JLo is far better as the Spider Woman whereas Luna and Aurora seem interchangeable instead of Luna playing the two separate characters in the imaginary movie, Luna as Molina’s higher power and the Spider Woman as Molina’s higher power. JLo has always been a strong actor and a confident, memorable, hardworking performer. Maybe it is because two characters are just nice ordinary women whereas the Spider Woman is dramatically different in style and manner. JLo’s physical presence is undeniable. When she is in the room, no one else seems as interesting, and Tonatiuh and Luna play characters in the imaginary movie. Only when JLo is opposite Tonatiuh as Molina does anyone stand a chance, and their scenes together are powerful. If Condon was a smidge less conventional, there could be a “Suspiria” (2019) moment. Paging Luca Guadagnino. The singing is fine, but I will not be rushing to get the soundtrack.

Because “Kiss of the Spider Woman” is airing at the height of trans genocide in this world and just being LGBTQ+ is enough to face threats of being guilty of sex crimes, Molina’s story feels incredibly urgent and unfortunately germane. “Kiss of the Spider Woman” does not feel like a movie about the past, but a movie about the near future without having a specific ideology except the right to an existence filled with love and dignity. The most romantic and disgusting scene is after the guards poison Valentin, and Molina executes the unspoken, never exchanged vow of in sickness and in health. Also in Molina’s final dance sequence, Molina finally gets to appear as they wanted to be, as themselves at the height of glamour.
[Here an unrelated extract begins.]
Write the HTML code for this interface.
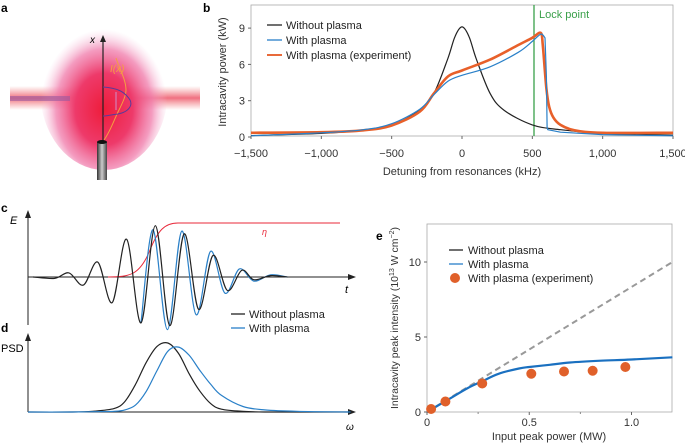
<!DOCTYPE html>
<html><head><meta charset="utf-8"><style>
body{margin:0;background:#fff}
svg{display:block;font-family:"Liberation Sans",sans-serif}
</style></head><body>
<svg id="fig" width="685" height="445" viewBox="0 0 685 445">
<defs>
<radialGradient id="blob" cx="0.5" cy="0.62" r="0.5">
<stop offset="0" stop-color="#ee1c3a"/><stop offset="0.45" stop-color="#ee3a6a"/><stop offset="0.75" stop-color="#f07aaa" stop-opacity="0.75"/><stop offset="1" stop-color="#f6c0dc" stop-opacity="0"/>
</radialGradient>
<linearGradient id="beam" x1="0" y1="0" x2="0" y2="1">
<stop offset="0" stop-color="#f48a8a" stop-opacity="0"/><stop offset="0.5" stop-color="#f07080"/><stop offset="1" stop-color="#f48a8a" stop-opacity="0"/>
</linearGradient>
<linearGradient id="fib" x1="0" x2="1"><stop offset="0" stop-color="#333"/><stop offset="0.5" stop-color="#ccc"/><stop offset="1" stop-color="#444"/></linearGradient>
</defs>

<g>
<text x="1" y="12" font-weight="bold" font-size="12">a</text>
<rect x="10" y="86" width="190" height="24" fill="url(#beam)"/>
<ellipse cx="104" cy="90" rx="64" ry="80" fill="url(#blob)"/>
<rect x="10" y="96" width="60" height="5" fill="#9a5aa0" opacity="0.6"/>
<line x1="103" y1="144" x2="103" y2="40" stroke="#222" stroke-width="1.2"/>
<polygon points="103,35 100,42 106,42" fill="#222"/>
<text x="90" y="43" font-size="10" font-style="italic">x</text>
<path d="M104,140 C110,132 114,120 118,112 C122,104 126,96 126,90 C126,80 120,70 116,58" stroke="#f5a040" fill="none" stroke-width="1"/>
<text x="110" y="72" font-size="10" font-style="italic" fill="#f5a040">I(x)</text>
<path d="M103,87 C118,88 125,92 130,100 C133,106 128,112 118,114 C110,115 106,116 103,116" stroke="#5a3a9a" fill="none" stroke-width="1"/>
<line x1="116" y1="92" x2="116" y2="110" stroke="#c8a8e8" stroke-width="0.8"/>
<rect x="97" y="142" width="10" height="38" fill="url(#fib)"/>
<ellipse cx="102" cy="142" rx="5" ry="2" fill="#111"/>
</g>

<g id="pb">
<text x="203" y="12" font-weight="bold" font-size="12">b</text>
<rect x="251" y="5" width="422" height="131" fill="none" stroke="#aaa" stroke-width="0.8"/>
<text transform="translate(226,72) rotate(-90)" text-anchor="middle" font-size="11" fill="#333">Intracavity power (kW)</text>
<text x="462" y="175" text-anchor="middle" font-size="11" fill="#333">Detuning from resonances (kHz)</text>
<line x1="534" y1="5" x2="534" y2="136" stroke="#3aa04a" stroke-width="1.3"/>
<text x="539" y="18" font-size="11" fill="#3aa04a">Lock point</text>
<line x1="267" y1="25" x2="282" y2="25" stroke="#222" stroke-width="1.3"/>
<text x="286" y="29" font-size="11" fill="#222">Without plasma</text>
<line x1="267" y1="40" x2="282" y2="40" stroke="#2a80c8" stroke-width="1.3"/>
<text x="286" y="44" font-size="11" fill="#222">With plasma</text>
<line x1="267" y1="55" x2="282" y2="55" stroke="#e86a3a" stroke-width="2"/>
<text x="286" y="59" font-size="11" fill="#222">With plasma (experiment)</text>
</g>

<g id="pc">
<text x="1" y="212" font-weight="bold" font-size="12">c</text>
<text x="10" y="224" font-size="11" font-style="italic">E</text>
<line x1="28" y1="216" x2="28" y2="325" stroke="#222" stroke-width="1"/>
<polygon points="28,210 25,218 31,218" fill="#222"/>
<line x1="28" y1="277" x2="350" y2="277" stroke="#222" stroke-width="1"/>
<polygon points="356,277 348,274 348,280" fill="#222"/>
<text x="345" y="293" font-size="11" font-style="italic">t</text>
<path d="M108,277 C130,277 140,275 150,250 C158,230 165,223 178,223 L340,223" stroke="#e8283a" fill="none" stroke-width="1"/>
<text x="262" y="235" font-size="9" font-style="italic" fill="#e8283a">η</text>
<line x1="231" y1="314" x2="245" y2="314" stroke="#222" stroke-width="1.3"/>
<text x="249" y="318" font-size="11" fill="#222">Without plasma</text>
<line x1="231" y1="328" x2="245" y2="328" stroke="#2a80c8" stroke-width="1.3"/>
<text x="249" y="332" font-size="11" fill="#222">With plasma</text>
</g>

<g id="pd">
<text x="1" y="332" font-weight="bold" font-size="12">d</text>
<text x="1" y="352" font-size="11">PSD</text>
<line x1="28" y1="339" x2="28" y2="412" stroke="#222" stroke-width="1"/>
<polygon points="28,333 25,341 31,341" fill="#222"/>
<line x1="28" y1="412" x2="350" y2="412" stroke="#222" stroke-width="1"/>
<polygon points="356,412 348,409 348,415" fill="#222"/>
<text x="346" y="430" font-size="10" font-style="italic">ω</text>
</g>

<g id="pe">
<text x="376" y="240" font-weight="bold" font-size="12">e</text>
<rect x="427" y="224" width="245" height="188" fill="none" stroke="#aaa" stroke-width="0.8"/>
<text transform="translate(398,318) rotate(-90)" text-anchor="middle" font-size="10.5" fill="#333">Intracavity peak intensity (10<tspan dy="-4" font-size="7">13</tspan><tspan dy="4"> W cm</tspan><tspan dy="-4" font-size="7">−2</tspan><tspan dy="4">)</tspan></text>
<text x="549" y="440" text-anchor="middle" font-size="11" fill="#333">Input peak power (MW)</text>
<line x1="449" y1="250" x2="463" y2="250" stroke="#222" stroke-width="1.3"/>
<text x="468" y="254" font-size="11" fill="#222">Without plasma</text>
<line x1="449" y1="264" x2="463" y2="264" stroke="#2a80c8" stroke-width="1.3"/>
<text x="468" y="268" font-size="11" fill="#222">With plasma</text>
<circle cx="455" cy="278" r="5" fill="#e0602a"/>
<text x="468" y="282" font-size="11" fill="#222">With plasma (experiment)</text>
</g>
</svg>
<script>
const bTicksX = [-1500,-1000,-500,0,500,1000,1500];
const bTickLabelsX = ["−1,500","−1,000","−500","0","500","1,000","1,500"];
const bTicksY = [0,3,6,9];
const blackX = [-1500,-1000,-700,-500,-300,-200,-100,-50,0,50,100,200,300,500,700,1000,1500];
const blackY = [0.12,0.3,0.55,1.0,2.2,3.6,6.5,8.3,9.1,8.3,6.5,3.6,2.2,1.0,0.6,0.3,0.15];
const blueX = [-1500,-1000,-700,-500,-300,-200,-100,0,200,400,500,560,590];
const blueY = [0.1,0.35,0.6,1.1,2.3,3.5,4.6,5.1,5.8,7.0,7.9,8.5,8.2];
const blueTailX = [590,600,605,610,700,1000,1500];
const blueTailY = [8.2,5.0,0.8,0.6,0.4,0.2,0.1];
const expX = [-1500,-1000,-700,-500,-300,-200,-100,0,200,400,500,560,575,600,620,650,700,800,1000,1500];
const expY = [0.35,0.4,0.55,0.95,2.1,3.6,5.0,5.5,6.4,7.6,8.2,8.6,7.5,4.0,2.5,1.6,1.0,0.55,0.35,0.35];
const cBlackT = [0,9,15,21,27,33,39,45,51,57,63,69,75,81,87,92,99,106];
const cBlackE = [0,-0.05,0.15,-0.3,0.55,-0.95,1.4,-1.7,1.9,-1.8,1.6,-1.2,0.8,-0.5,0.25,-0.1,0.05,0];
const cBlueT = [45,50,56,62,68,74,80,86,92,99,106];
const cBlueE = [-1.7,1.75,-1.95,1.7,-1.4,0.95,-0.6,0.3,-0.15,0.08,0];
const dW = [0,20,30,40,45,50,55,60,65,70,75,80,85,90,100,110,125,150];
const dBlack = [0,0,0.01,0.05,0.15,0.4,0.72,0.95,1.0,0.85,0.55,0.3,0.12,0.04,0.01,0,0,0];
const dBlue = [0,0,0.005,0.01,0.03,0.1,0.3,0.6,0.88,0.94,0.82,0.6,0.4,0.24,0.08,0.03,0.01,0];
const eTicksX = [0,0.5,1.0];
const eTickLabelsX = ["0","0.5","1.0"];
const eTicksY = [0,5,10];
const eLinX = [0,1.2];
const eLinY = [0,10];
const eBlueX = [0,0.1,0.2,0.27,0.35,0.45,0.5,0.6,0.7,0.85,1.0,1.2];
const eBlueY = [0,0.8,1.6,2.05,2.55,2.9,3.0,3.15,3.3,3.42,3.5,3.65];
const eExpX = [0.02,0.09,0.27,0.51,0.67,0.81,0.97];
const eExpY = [0.2,0.7,1.9,2.55,2.7,2.75,3.0];

const NS="http://www.w3.org/2000/svg";
function mk(parent,tag,attrs){const e=document.createElementNS(NS,tag);for(const k in attrs)e.setAttribute(k,attrs[k]);parent.appendChild(e);return e;}
function smooth(pts){let d="M"+pts[0][0]+","+pts[0][1];for(let i=0;i<pts.length-1;i++){const p0=pts[Math.max(0,i-1)],p1=pts[i],p2=pts[i+1],p3=pts[Math.min(pts.length-1,i+2)];const c1=[p1[0]+(p2[0]-p0[0])/6,p1[1]+(p2[1]-p0[1])/6],c2=[p2[0]-(p3[0]-p1[0])/6,p2[1]-(p3[1]-p1[1])/6];d+=" C"+c1[0].toFixed(1)+","+c1[1].toFixed(1)+" "+c2[0].toFixed(1)+","+c2[1].toFixed(1)+" "+p2[0].toFixed(1)+","+p2[1].toFixed(1);}return d;}

const pb=document.getElementById('pb');
const bx=v=>251+(v+1500)/3000*422, by=v=>137-v*12.1;
bTicksX.forEach((t,i)=>{mk(pb,'line',{x1:bx(t),x2:bx(t),y1:136,y2:139,stroke:'#666'});
 const tx=mk(pb,'text',{x:bx(t),y:157,'text-anchor':'middle','font-size':11,fill:'#333'});tx.textContent=bTickLabelsX[i];
 
 });
bTicksY.forEach(t=>{mk(pb,'line',{x1:248,x2:251,y1:by(t),y2:by(t),stroke:'#666'});
 const tx=mk(pb,'text',{x:245,y:by(t)+4,'text-anchor':'end','font-size':11,fill:'#333'});tx.textContent=t;
 
 });
const lb=mk(pb,'path',{d:smooth(blackX.map((x,i)=>[bx(x),by(blackY[i])])),fill:'none',stroke:'#222','stroke-width':1.2});


const le=mk(pb,'path',{d:smooth(expX.map((x,i)=>[bx(x),by(expY[i])])),fill:'none',stroke:'#e8602a','stroke-width':2.6});


const lu=mk(pb,'path',{d:smooth(blueX.map((x,i)=>[bx(x),by(blueY[i])]))+" L"+blueTailX.map((x,i)=>bx(x).toFixed(1)+","+by(blueTailY[i]).toFixed(1)).join(" L"),fill:'none',stroke:'#2a80c8','stroke-width':1.2,'stroke-linejoin':'round'});



const pc=document.getElementById('pc');
const cx=t=>33+t*2.4, cy=v=>277-v*27;
const cbl=mk(pc,'path',{d:smooth(cBlueT.map((t,i)=>[cx(t),cy(cBlueE[i])])),fill:'none',stroke:'#2a80c8','stroke-width':1.2});


const cbk=mk(pc,'path',{d:smooth(cBlackT.map((t,i)=>[cx(t),cy(cBlackE[i])])),fill:'none',stroke:'#222','stroke-width':1.2});



const pd=document.getElementById('pd');
const dx=w=>28+w*2.15, dy=v=>412-v*69;
const dbk=mk(pd,'path',{d:smooth(dW.map((w,i)=>[dx(w),dy(dBlack[i])])),fill:'none',stroke:'#222','stroke-width':1.2});


const dbl=mk(pd,'path',{d:smooth(dW.map((w,i)=>[dx(w),dy(dBlue[i])])),fill:'none',stroke:'#2a80c8','stroke-width':1.2});



const pe=document.getElementById('pe');
const ex=v=>427+v*204.5, ey=v=>412-v*15;
eTicksX.forEach((t,i)=>{mk(pe,'line',{x1:ex(t),x2:ex(t),y1:412,y2:415,stroke:'#666'});
 const tx=mk(pe,'text',{x:ex(t),y:426,'text-anchor':'middle','font-size':11,fill:'#333'});tx.textContent=eTickLabelsX[i];
 
 });
[0.25,0.75].forEach(t=>mk(pe,'line',{x1:ex(t),x2:ex(t),y1:412,y2:414,stroke:'#888'}));
eTicksY.forEach(t=>{mk(pe,'line',{x1:424,x2:427,y1:ey(t),y2:ey(t),stroke:'#666'});
 const tx=mk(pe,'text',{x:421,y:ey(t)+4,'text-anchor':'end','font-size':11,fill:'#333'});tx.textContent=t;
 
 });
const dl=mk(pe,'line',{x1:ex(eLinX[0]),y1:ey(eLinY[0]),x2:ex(eLinX[1]),y2:ey(eLinY[1]),stroke:'#999','stroke-width':2,'stroke-dasharray':'6,4'});


const eb=mk(pe,'path',{d:smooth(eBlueX.map((x,i)=>[ex(x),ey(eBlueY[i])])),fill:'none',stroke:'#1a70c0','stroke-width':2.2});


eExpX.forEach((x,i)=>{const c=mk(pe,'circle',{cx:ex(x),cy:ey(eExpY[i]),r:5,fill:'#e0602a'});
 
 });
</script>
</body></html>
Molina says a joke about “sissies” leading the revolution, but it is true. Anyone heard of Stonewall? The revolution is not in speeches, but in a toast that Molina delivers to their aunt that leaves their uncle furious. That shot of impotent anger summarizes how radical Molina is. In the face of ugliness and threats, Molina ignores others’ agendas and prioritizes their own, one of gratitude, care and love.

“Kiss of the Spider Woman” is also about the importance of movies or any art in times of turmoil. In the jail yard, two prisoners make music and even Valentin starts to sing. There are no subtitles, and the lyrics are in Spanish, but even without the imagination adding spectacle and staying rooted in the drab, cold present, just small touches elevate humanity. The warden (Bruno Bichir) tells Molina, “Whatever you think you saw here, no one cares” The warden is correct in the sense that all the pain is overwhelming and suffering insurmountable so people do not care to fall into despair, but art, especially movies, makes people care and gives people the energy to act.

Back in theaters once more, does “Kiss of the Spider Woman” appear whenever the movie’s message is needed? It certainly feels as if it does. While the musical can be inconsistent, the movie has enough going for it that it does not have to be perfect to resonate. Though set in a specific time and place, it sadly feels timeless and transcends borders. Bring tissues! “Kiss of the Spider Woman” is the tragic, love story “The Shawshank Redemption” (1994) for this era.